◆ **INSTRUCTION**
Copy out all lines of the records in which the word "matplotlib" appears.

◆ **DATA TO PROCESS**
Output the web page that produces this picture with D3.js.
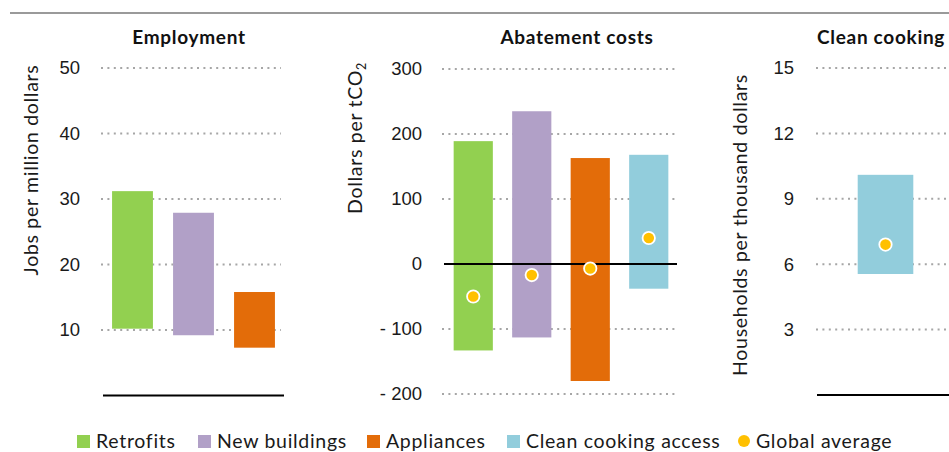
<!DOCTYPE html>
<html>
<head>
<meta charset="utf-8">
<script src="https://cdn.jsdelivr.net/npm/d3@7"></script>
<style>
  body { margin: 0; background: #fff; }
  svg { font-family: Lato, "Open Sans", sans-serif; }
  .tick text { font-size: 18.5px; fill: #1a1a1a; }
  .lbl { font-size: 19.5px; letter-spacing: 0.7px; fill: #1a1a1a; }
</style>
</head>
<body>
<div id="chart"></div>
<script>
// categories and colours
const categories = ["Retrofits", "New buildings", "Appliances", "Clean cooking access"];
const catColors = ["#92D050", "#B1A0C7", "#E36C09", "#92CDDC"];
const avgLabel = "Global average";
const avgColor = "#FFC000";

// Employment (jobs per million dollars)
const empCats = ["Retrofits", "New buildings", "Appliances"];
const empLow = [10.2, 9.2, 7.3];
const empHigh = [31.2, 27.9, 15.8];
const empTicks = [10, 20, 30, 40, 50];

// Abatement costs (dollars per tCO2)
const abCats = ["Retrofits", "New buildings", "Appliances", "Clean cooking access"];
const abLow = [-133, -113, -180, -38];
const abHigh = [189, 235, 163, 168];
const abAvg = [-50, -17, -7, 40];
const abTicks = [-200, -100, 0, 100, 200, 300];

// Clean cooking (households per thousand dollars)
const ccCats = ["Clean cooking access"];
const ccLow = [5.55];
const ccHigh = [10.1];
const ccAvg = [6.9];
const ccTicks = [3, 6, 9, 12, 15];

const width = 949, height = 452;
const svg = d3.select("#chart").append("svg")
  .attr("width", width).attr("height", height);

const color = d3.scaleOrdinal().domain(categories).range(catColors);

// top rule
svg.append("line")
  .attr("x1", 10).attr("x2", width).attr("y1", 13).attr("y2", 13)
  .attr("stroke", "#9a9a9a").attr("stroke-width", 2);

function panel(opt) {
  const g = svg.append("g");
  const x = d3.scaleBand().domain(opt.cats).range(opt.xRange)
    .paddingInner(opt.pi).paddingOuter(opt.po);
  const y = d3.scaleLinear().domain(opt.domain).range(opt.yRange);

  // dotted gridlines
  g.append("g").selectAll("line")
    .data(opt.grid)
    .join("line")
      .attr("x1", opt.gridX[0]).attr("x2", opt.gridX[1])
      .attr("y1", d => y(d)).attr("y2", d => y(d))
      .attr("stroke", "#a6a6a6").attr("stroke-width", 2)
      .attr("stroke-dasharray", "2,4.4");

  // tick labels
  const axis = g.append("g")
    .attr("transform", "translate(" + opt.labelX + ",0)")
    .call(d3.axisLeft(y).tickValues(opt.ticks).tickSize(0).tickPadding(0)
      .tickFormat(d => d < 0 ? "- " + Math.abs(d) : d));
  axis.select(".domain").remove();

  // bars
  g.append("g").selectAll("rect")
    .data(d3.range(opt.cats.length))
    .join("rect")
      .attr("x", i => x(opt.cats[i]))
      .attr("width", x.bandwidth())
      .attr("y", i => y(opt.high[i]))
      .attr("height", i => y(opt.low[i]) - y(opt.high[i]))
      .attr("fill", i => color(opt.cats[i]));

  // baseline
  g.append("line")
    .attr("x1", opt.baseX[0]).attr("x2", opt.baseX[1])
    .attr("y1", y(opt.baseValue)).attr("y2", y(opt.baseValue))
    .attr("stroke", "#000").attr("stroke-width", 2);

  // averages
  if (opt.avg) {
    g.append("g").selectAll("circle")
      .data(d3.range(opt.cats.length))
      .join("circle")
        .attr("cx", i => x(opt.cats[i]) + x.bandwidth() / 2)
        .attr("cy", i => y(opt.avg[i]))
        .attr("r", 6.2)
        .attr("fill", avgColor)
        .attr("stroke", "#fff").attr("stroke-width", 1.8);
  }

  // title
  g.append("text")
    .attr("x", opt.titleX).attr("y", 44)
    .attr("text-anchor", opt.titleAnchor || "middle")
    .style("font-weight", "bold").style("font-size", "19px")
    .style("letter-spacing", "0.7px")
    .style("fill", "#111")
    .text(opt.title);

  // y axis title
  const yt = g.append("text")
    .attr("class", "lbl")
    .attr("transform", "translate(" + opt.yTitleX + "," + opt.yTitleY + ") rotate(-90)")
    .attr("text-anchor", "middle")
    .attr("dy", "0.35em");
  yt.text(opt.yTitle);
  if (opt.yTitleSub) {
    yt.append("tspan").attr("dy", "0.3em").style("font-size", "12.5px").text(opt.yTitleSub);
  }
}

panel({
  title: "Employment", titleX: 189,
  cats: empCats, low: empLow, high: empHigh,
  domain: [0, 50], yRange: [395.5, 68],
  xRange: [102, 285], pi: 0.33, po: 0.165,
  grid: empTicks, gridX: [101, 281], ticks: empTicks, labelX: 80,
  baseX: [103, 284], baseValue: 0,
  yTitle: "Jobs per million dollars", yTitleX: 31, yTitleY: 170
});

panel({
  title: "Abatement costs", titleX: 577,
  cats: abCats, low: abLow, high: abHigh, avg: abAvg,
  domain: [-200, 300], yRange: [394, 69],
  xRange: [444, 678], pi: 0.33, po: 0.165,
  grid: [-200, -100, 100, 200, 300], gridX: [442, 675], ticks: abTicks, labelX: 422,
  baseX: [444, 677], baseValue: 0,
  yTitle: "Dollars per tCO", yTitleSub: "2", yTitleX: 355, yTitleY: 138
});

panel({
  title: "Clean cooking", titleX: 817, titleAnchor: "start",
  cats: ccCats, low: ccLow, high: ccHigh, avg: ccAvg,
  domain: [0, 15], yRange: [395, 68],
  xRange: [816, 955], pi: 0.6, po: 0.3,
  grid: ccTicks, gridX: [816, 952], ticks: ccTicks, labelX: 794,
  baseX: [817, 952], baseValue: 0,
  yTitle: "Households per thousand dollars", yTitleX: 740, yTitleY: 225
});

// legend
const legendX = [77, 198, 367, 507];
const legend = svg.append("g");
categories.forEach((c, i) => {
  legend.append("rect")
    .attr("x", legendX[i]).attr("y", 435).attr("width", 13).attr("height", 13)
    .attr("fill", color(c));
  legend.append("text")
    .attr("class", "lbl")
    .attr("x", legendX[i] + 19).attr("y", 441.5).attr("dy", "0.35em")
    .text(c);
});
legend.append("circle")
  .attr("cx", 744).attr("cy", 441).attr("r", 6).attr("fill", avgColor);
legend.append("text")
  .attr("class", "lbl")
  .attr("x", 756).attr("y", 441.5).attr("dy", "0.35em")
  .text(avgLabel);
</script>
</body>
</html>
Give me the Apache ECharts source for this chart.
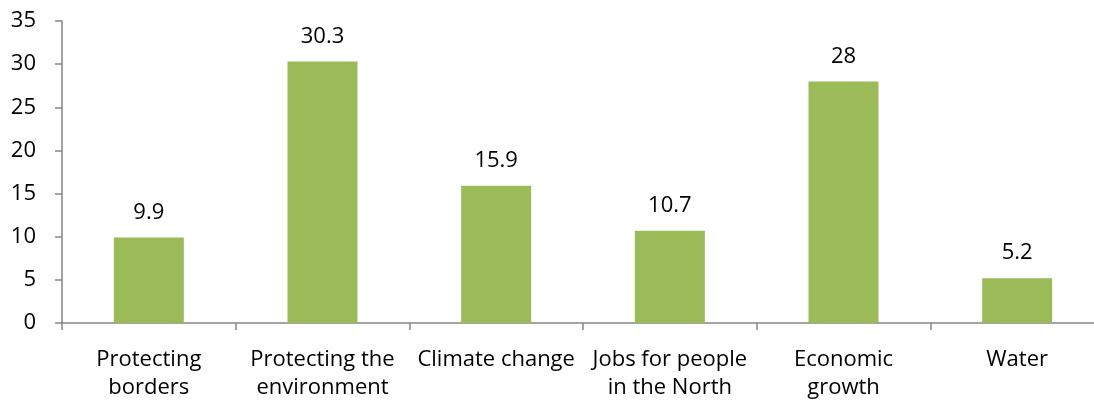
<!DOCTYPE html>
<html>
<head>
<meta charset="utf-8">
<script src="https://cdn.jsdelivr.net/npm/echarts@6/dist/echarts.min.js"></script>
<style>
  html, body { margin: 0; padding: 0; background: #fff; }
  #chart { width: 1094px; height: 402px; }
</style>
</head>
<body>
<div id="chart"></div>
<script>
// Share of responses by priority area
const categories = [
  'Protecting\nborders',
  'Protecting the\nenvironment',
  'Climate change',
  'Jobs for people\nin the North',
  'Economic\ngrowth',
  'Water'
];
const values = [9.9, 30.3, 15.9, 10.7, 28, 5.2];
const yTicks = { min: 0, max: 35, interval: 5 };

const font = '"Open Sans", sans-serif';
const axisGray = '#868686';

const chart = echarts.init(document.getElementById('chart'), null, { renderer: 'canvas' });
chart.setOption({
  animation: false,
  grid: {
    left: 62, top: 21, width: 1042, height: 302,
    containLabel: false,
    outerBoundsMode: 'none'
  },
  xAxis: {
    type: 'category',
    data: categories,
    axisLine: { lineStyle: { color: axisGray, width: 1.5 } },
    axisTick: { show: true, length: 7, alignWithLabel: false, lineStyle: { color: axisGray, width: 1.5 } },
    axisLabel: {
      interval: 0,
      margin: 23,
      color: '#000',
      fontFamily: font,
      fontSize: 22,
      lineHeight: 28
    }
  },
  yAxis: {
    type: 'value',
    min: yTicks.min,
    max: yTicks.max,
    interval: yTicks.interval,
    splitLine: { show: false },
    axisLine: { show: true, lineStyle: { color: axisGray, width: 1.5 } },
    axisTick: { show: true, length: 7, lineStyle: { color: axisGray, width: 1.5 } },
    axisLabel: {
      margin: 26,
      color: '#000',
      fontFamily: font,
      fontSize: 22
    }
  },
  series: [{
    type: 'bar',
    data: values,
    barWidth: 70,
    itemStyle: { color: '#9BBB59' },
    label: {
      show: true,
      position: 'top',
      distance: 14,
      color: '#000',
      fontFamily: font,
      fontSize: 22
    }
  }]
});
</script>
</body>
</html>
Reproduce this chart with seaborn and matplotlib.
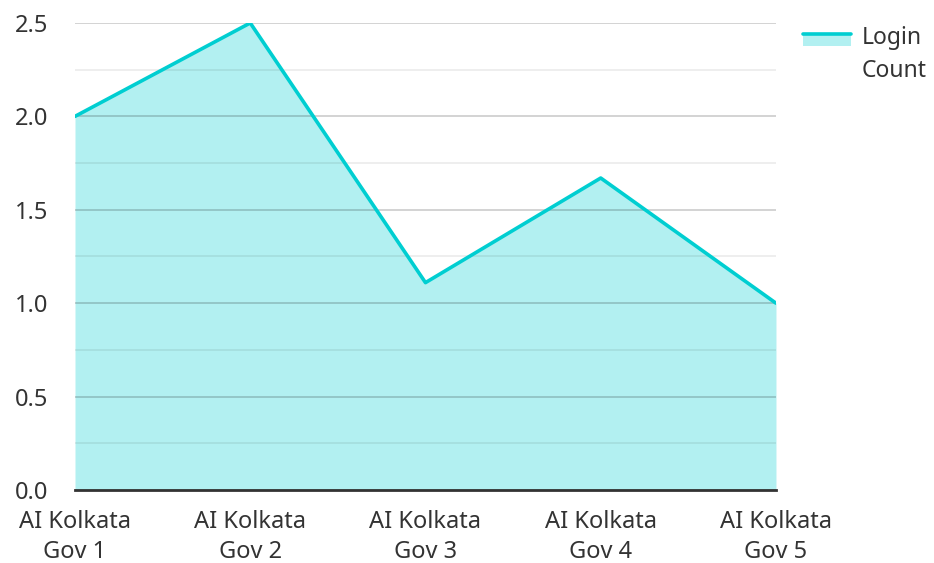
import matplotlib
matplotlib.use("Agg")
import matplotlib.pyplot as plt
from matplotlib.lines import Line2D
from matplotlib.patches import Patch, Rectangle
from matplotlib.legend_handler import HandlerBase
from matplotlib.ticker import MultipleLocator, FormatStrFormatter
import pandas as pd
import seaborn as sns

categories = ["AI Kolkata\nGov 1", "AI Kolkata\nGov 2", "AI Kolkata\nGov 3",
              "AI Kolkata\nGov 4", "AI Kolkata\nGov 5"]
login_count = [2.0, 2.5, 1.11, 1.67, 1.0]
series_name = "Login\nCount"

lineColor = "#00CED1"
fillColor = "#B2F0F1"
textColor = "#333333"


class AreaHandler(HandlerBase):
    # line on top with the fill underneath, like the original legend swatch
    def create_artists(self, legend, orig_handle, xdescent, ydescent, width, height, fontsize, trans):
        top = height + 0.7 * fontsize
        rect = Rectangle((-xdescent, top - 0.5 * fontsize), width, 0.5 * fontsize,
                         facecolor=fillColor, edgecolor="none", transform=trans)
        line = Line2D([-xdescent, -xdescent + width], [top, top], color=lineColor,
                      linewidth=2.6, transform=trans)
        return [rect, line]


sns.set_style("white")
plt.rcParams["font.family"] = ["Noto Sans", "DejaVu Sans"]

df = pd.DataFrame({"gov": categories, "count": login_count})
df["pos"] = range(len(df))

fig = plt.figure(figsize=(9.34, 5.63), dpi=100)
ax = fig.add_axes([0.0803, 0.1297, 0.7505, 0.8295])

ax.fill_between(df["pos"], 0, df["count"], color=fillColor, linewidth=0, zorder=1)
sns.lineplot(data=df, x="pos", y="count", color=lineColor, linewidth=2.6, ax=ax, zorder=3)

ax.set_xlim(0, len(categories) - 1)
ax.set_ylim(0, 2.5)
ax.set_xticks(df["pos"])
ax.set_xticklabels(categories, linespacing=1.3)
ax.yaxis.set_major_locator(MultipleLocator(0.5))
ax.yaxis.set_minor_locator(MultipleLocator(0.25))
ax.yaxis.set_major_formatter(FormatStrFormatter("%.1f"))
ax.grid(axis="y", which="major", color="black", alpha=0.2, linewidth=1.2, zorder=2)
ax.grid(axis="y", which="minor", color="black", alpha=0.08, linewidth=1.2, zorder=2)
ax.set_axisbelow(False)
ax.tick_params(axis="both", which="both", length=0, labelsize=17, labelcolor=textColor)
ax.tick_params(axis="x", pad=14.5)
ax.tick_params(axis="y", pad=19)
ax.set_xlabel("")
ax.set_ylabel("")
for s in ["left", "right", "top"]:
    ax.spines[s].set_visible(False)
ax.spines["bottom"].set_color(textColor)
ax.spines["bottom"].set_linewidth(2)
ax.spines["bottom"].set_zorder(4)

handle = Patch(facecolor=fillColor)
leg = fig.legend([handle], [series_name], handler_map={Patch: AreaHandler()},
                 loc="upper left", bbox_to_anchor=(0.86, 0.953),
                 frameon=False, fontsize=16.5, labelcolor=textColor, handlelength=2.1,
                 handleheight=0.5, handletextpad=0.45, borderaxespad=0, borderpad=0)
for t in leg.get_texts():
    t.set_linespacing(1.45)

fig.savefig("out.png", dpi=100)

◆ **EXPECTED OUTPUT**
Reproduce this chart with seaborn and matplotlib.
import matplotlib
matplotlib.use("Agg")
import matplotlib.pyplot as plt
from matplotlib.lines import Line2D
from matplotlib.patches import Patch, Rectangle
from matplotlib.legend_handler import HandlerBase
from matplotlib.ticker import MultipleLocator, FormatStrFormatter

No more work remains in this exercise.